Selon M. Gachon, cet exemple montre qu’il est nécessaire d’augmenter les connaissances sur les processus physiques et les activités humaines de même que sur leur interrelation. « L’Homo sapiens doit réapprendre à mieux vivre ensemble et avec son environnement », dit-il.
Coupes en recherche
Malgré la grande quantité d’information sur la topographie des zones inondables et l’importance des crues, Philippe Gachon souligne que le travail d’analyse prend du temps. Or, les compressions budgétaires imposées aux universités n’aident pas les chercheurs à mener ces analyses.
« On ne règle pas ces problèmes sur le coin d’une table, à la petite semaine. Il faut se donner les moyens de les résoudre à long terme », plaide-t-il.
En situation de pénurie de main-d’œuvre, il faut d’autant mieux coordonner les efforts de chacun. L’information est là, mais elle est compilée de manière sectorielle. « Il faut mettre en place des plans d’action au fur et à mesure que l’on confirme nos conclusions », insiste-t-il.
Philippe Gachon souligne que les travaux de la commission Charbonneau ont permis de documenter les dangers de la collusion en matière d’aménagement du territoire. Les décisions touchant la sécurité civile doivent être prises sur la base des données récentes et des analyses scientifiques, et non pas sur des hypothèses non validées.
« Il y a un choix collectif à faire. On doit mieux comprendre l’ampleur des changements et prendre les moyens en conséquence », dit-il.
Les lacunes dans l’aménagement du territoire se corrigeront à moyen et à long terme, mais entretemps, des choses peuvent être faites rapidement. « C’est pour cela que le RIISQ favorise la recherche en mode multidisciplinaire, avec des juristes, des aménagistes du territoire, des psychologues, etc. », dit-il.
Selon M. Gachon, au Québec, la connaissance scientifique n’est pas toujours valorisée. À l’université de Waterloo, grâce au financement des travaux de recherche fourni notamment par l’assureur Intact, on obtient des résultats probants en matière d’ingénierie des infrastructures, précise-t-il. Les étudiants qui sortent des universités peuvent ensuite utiliser leur expertise dans les municipalités et les organismes publics.
« On a sous-estimé l’impact des compressions budgétaires sur l’expertise dans la fonction publique », déplore-t-il.
Aménagement
Par ailleurs, Philippe Gachon confirme que le gouvernement travaille à modifier le cadre règlementaire touchant le zonage du territoire.

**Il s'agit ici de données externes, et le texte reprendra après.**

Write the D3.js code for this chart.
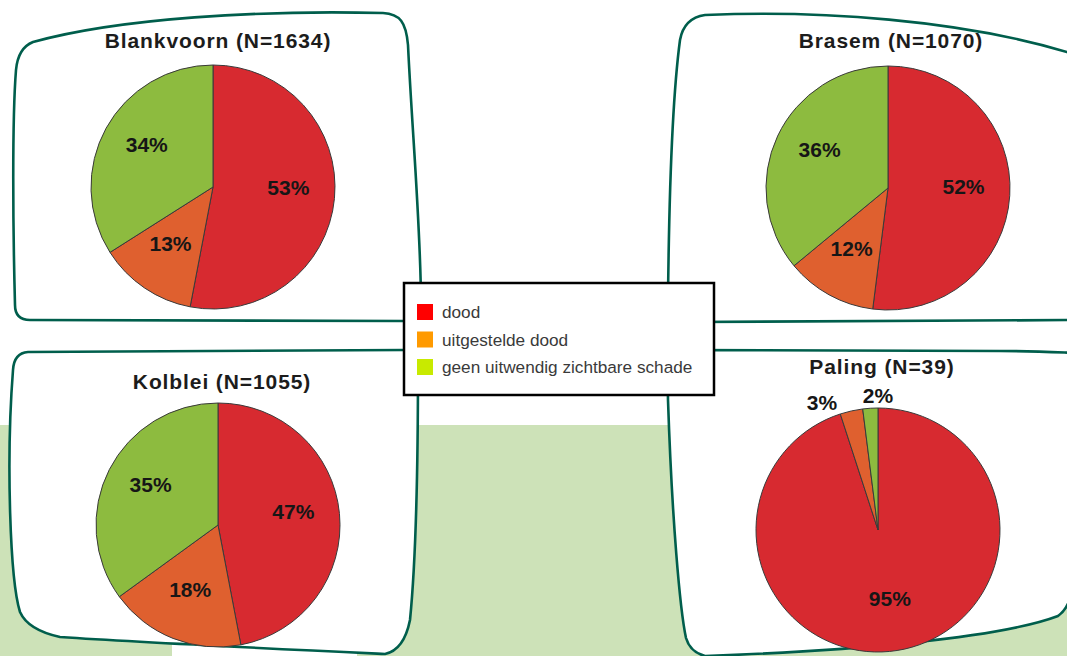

Selon lui, le régime de taxation foncière favorise la déresponsabilisation dans certaines municipalités où l’on tolère la construction en zones inondables.
« J’habite dans la vallée du Richelieu, où on a vu des gens se reconstruire des maisons de 2 millions de dollars. Comme c’est le public qui paie, les municipalités autorisent la reconstruction, car ça leur rapporte des revenus », dit-il. La façon d’interrompre ce cercle vicieux est de compenser les autorités municipales qui décident de retirer des zones du territoire habitable pour les vouer à la conservation.

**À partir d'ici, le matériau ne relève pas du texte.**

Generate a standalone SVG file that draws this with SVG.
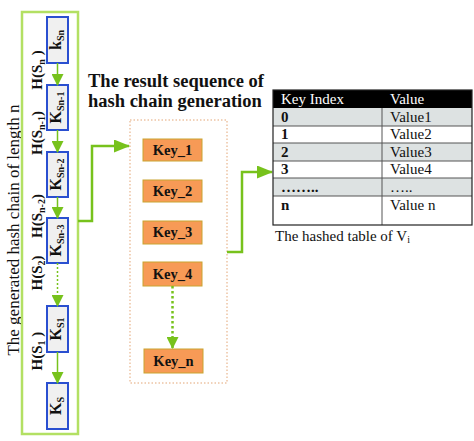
<svg xmlns="http://www.w3.org/2000/svg" width="474" height="441" viewBox="0 0 474 441">
<defs>
<marker id="ah" markerUnits="userSpaceOnUse" markerWidth="12" markerHeight="12" refX="11" refY="6" orient="auto" viewBox="0 0 12 12"><path d="M0,0 L12,6 L0,12 z" fill="#77c21c"/></marker>
<marker id="big" markerUnits="userSpaceOnUse" markerWidth="16" markerHeight="13" refX="15" refY="6.5" orient="auto" viewBox="0 0 16 13"><path d="M0,0 L16,6.5 L0,13 z" fill="#77c21c"/></marker>
</defs>
<style>
text{font-family:"Liberation Serif","Times New Roman","DejaVu Serif",serif}
.blue{fill:#f0f0f0;stroke:#2a4fd0;stroke-width:2}
.key{fill:#f79a56;stroke:#c9a431;stroke-width:1}
.kl{font-weight:bold;font-size:16px;fill:#111;text-anchor:middle}
.hl{font-weight:bold;font-size:15px;fill:#111;text-anchor:middle}
.keyt{font-weight:bold;font-size:14.5px;fill:#111;text-anchor:middle}
.tt{font-size:15px;fill:#111}
.tb{font-size:15px;font-weight:bold;fill:#111}
.ttl{font-size:18.5px;font-weight:bold;fill:#111}
.conn{fill:none;stroke:#77c21c;stroke-width:2.5}
.chain{fill:none;stroke:#77c21c;stroke-width:1.5}
.row{stroke:#555;stroke-width:1}
</style>
<text class="tt" style="font-size:17px" transform="translate(19,230) rotate(-90)" text-anchor="middle">The generated hash chain of length n</text>
<g id="chain-box"><rect x="22" y="12" width="56" height="422" fill="#fff" stroke="#b3e063" stroke-width="2.5"/></g>
<g id="k1"><rect class="blue" x="47" y="17" width="21" height="46"/><text class="kl" transform="translate(61,40) rotate(-90)">k<tspan font-size="10" dy="3">Sn</tspan></text></g>
<g id="k2"><rect class="blue" x="47" y="85" width="21" height="45"/><text class="kl" transform="translate(61,107.5) rotate(-90)">K<tspan font-size="10" dy="3">Sn-1</tspan></text></g>
<g id="k3"><rect class="blue" x="47" y="152" width="21" height="45"/><text class="kl" transform="translate(61,174.5) rotate(-90)">K<tspan font-size="10" dy="3">Sn-2</tspan></text></g>
<g id="k4"><rect class="blue" x="47" y="218" width="21" height="45"/><text class="kl" transform="translate(61,240.5) rotate(-90)">K<tspan font-size="10" dy="3">Sn-3</tspan></text></g>
<g id="k5"><rect class="blue" x="47" y="306" width="21" height="46"/><text class="kl" transform="translate(61,329) rotate(-90)">K<tspan font-size="10" dy="3">S1</tspan></text></g>
<g id="k6"><rect class="blue" x="47" y="383" width="21" height="46"/><text class="kl" transform="translate(61,406) rotate(-90)">K<tspan font-size="10" dy="3">S</tspan></text></g>
<g id="hlabels">
<text class="hl" transform="translate(42,70) rotate(-90)">H(S<tspan font-size="10" dy="3">n</tspan><tspan dy="-3"> )</tspan></text>
<text class="hl" transform="translate(42,133) rotate(-90)">H(S<tspan font-size="10" dy="3">n-1</tspan><tspan dy="-3">)</tspan></text>
<text class="hl" transform="translate(42,216) rotate(-90)">H(S<tspan font-size="10" dy="3">n-2</tspan><tspan dy="-3">)</tspan></text>
<text class="hl" transform="translate(42,273) rotate(-90)">H(S<tspan font-size="10" dy="3">2</tspan><tspan dy="-3">)</tspan></text>
<text class="hl" transform="translate(42,351) rotate(-90)">H(S<tspan font-size="10" dy="3">1</tspan><tspan dy="-3"> )</tspan></text>
</g>
<g id="title"><text class="ttl" x="88" y="87">The result sequence of</text><text class="ttl" x="88" y="107">hash chain generation</text></g>
<g id="seq-box"><rect x="130" y="120" width="97" height="263" fill="none" stroke="#e3a574" stroke-width="1" stroke-dasharray="1.5,2"/></g>
<g id="key1"><rect class="key" x="143" y="139" width="59" height="22"/><text class="keyt" x="172.5" y="155">Key_1</text></g>
<g id="key2"><rect class="key" x="143" y="180" width="59" height="22"/><text class="keyt" x="172.5" y="196">Key_2</text></g>
<g id="key3"><rect class="key" x="143" y="221" width="59" height="23"/><text class="keyt" x="172.5" y="237">Key_3</text></g>
<g id="key4"><rect class="key" x="143" y="262" width="59" height="24"/><text class="keyt" x="172.5" y="279">Key_4</text></g>
<g id="keyn"><rect class="key" x="144" y="349" width="59" height="24"/><text class="keyt" x="173.5" y="366">Key_n</text></g>
<g id="connectors">
<line class="chain" x1="57.5" y1="63" x2="57.5" y2="85" marker-end="url(#ah)"/>
<line class="chain" x1="57.5" y1="130" x2="57.5" y2="152" marker-end="url(#ah)"/>
<line class="chain" x1="57.5" y1="197" x2="57.5" y2="218" marker-end="url(#ah)"/>
<line class="chain" x1="57.5" y1="263" x2="57.5" y2="306" stroke-dasharray="2,2" marker-end="url(#ah)"/>
<line class="chain" x1="57.5" y1="352" x2="57.5" y2="383" marker-end="url(#ah)"/>
<path class="conn" d="M78,221 H92 V146 H129" marker-end="url(#big)"/>
<path class="conn" d="M227,252 H242 V172 H272" marker-end="url(#big)"/>
<line x1="172.5" y1="286" x2="172.5" y2="348" stroke="#77c21c" stroke-width="2.5" stroke-dasharray="2.5,2.5" marker-end="url(#ah)"/>
</g>
<g id="table">
<rect x="273" y="90" width="199" height="18" fill="#000"/>
<rect x="273" y="108" width="199" height="18" fill="#dde2e2"/>
<rect x="273" y="126" width="199" height="17" fill="#fff"/>
<rect x="273" y="143" width="199" height="18" fill="#dde2e2"/>
<rect x="273" y="161" width="199" height="17" fill="#fff"/>
<rect x="273" y="178" width="199" height="18" fill="#dde2e2"/>
<rect x="273" y="196" width="199" height="29" fill="#fff"/>
<line class="row" x1="273" y1="126" x2="472" y2="126"/>
<line class="row" x1="273" y1="143" x2="472" y2="143"/>
<line class="row" x1="273" y1="161" x2="472" y2="161"/>
<line class="row" x1="273" y1="178" x2="472" y2="178"/>
<line class="row" x1="273" y1="196" x2="472" y2="196"/>
<line class="row" x1="382" y1="108" x2="382" y2="225"/>
<rect x="273" y="90" width="199" height="135" fill="none" stroke="#222" stroke-width="1.2"/>
<text class="tt" x="281" y="104" style="fill:#fff">Key Index</text>
<text class="tt" x="390" y="104" style="fill:#fff">Value</text>
<text class="tb" x="281" y="122">0</text><text class="tt" x="390" y="122">Value1</text>
<text class="tb" x="281" y="139">1</text><text class="tt" x="390" y="139">Value2</text>
<text class="tb" x="281" y="157">2</text><text class="tt" x="390" y="157">Value3</text>
<text class="tb" x="281" y="174">3</text><text class="tt" x="390" y="174">Value4</text>
<text class="tb" x="281" y="192">……..</text><text class="tt" x="390" y="192">…..</text>
<text class="tb" x="281" y="210">n</text><text class="tt" x="390" y="210">Value n</text>
<text class="tt" x="275" y="241">The hashed table of V<tspan font-size="10" dy="2">i</tspan></text>
</g>
</svg>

« Il faut arrêter de se battre contre la nature, on sait que les niveaux d’eau vont grimper. Il faut limiter les impacts en amont pour éviter les problèmes en aval », ajoute M. Gachon.
Le Québec a désigné des zones d’intervention spéciale (ZIS) après les inondations de 2019, mais il a plusieurs fois modifié leurs limites pour alléger les impacts dans certaines municipalités. « La cartographie des ZIS avait été faite très rapidement et il y a eu du mécontentement », confirme M. Gachon. Selon lui, il y a eu des améliorations, mais ces efforts relèvent davantage de la gestion de crise que de la prévention des risques.
Modélisation
Philippe Gachon utilise les données d’Environnement Canada pour alimenter un modèle de prévision climatique, afin de suivre l’impact des changements saisonniers sur un large territoire : épaisseur de la neige, couvert de glace, hausse des températures, niveau des précipitations, etc. On veut en arriver à créer un indice de risque des crues. « Ce n’est pas un exercice facile. Chaque rivière se comporte différemment en période de crue », dit-il.
On peut désormais inclure l’effet d’une cellule orageuse, à une échelle très fine, pour suivre l’hydrologie d’un territoire donné. « Il faut partager l’information et l’expertise. C’est l’attitude à prendre en matière de prévention des inondations », conclut le professeur Gachon.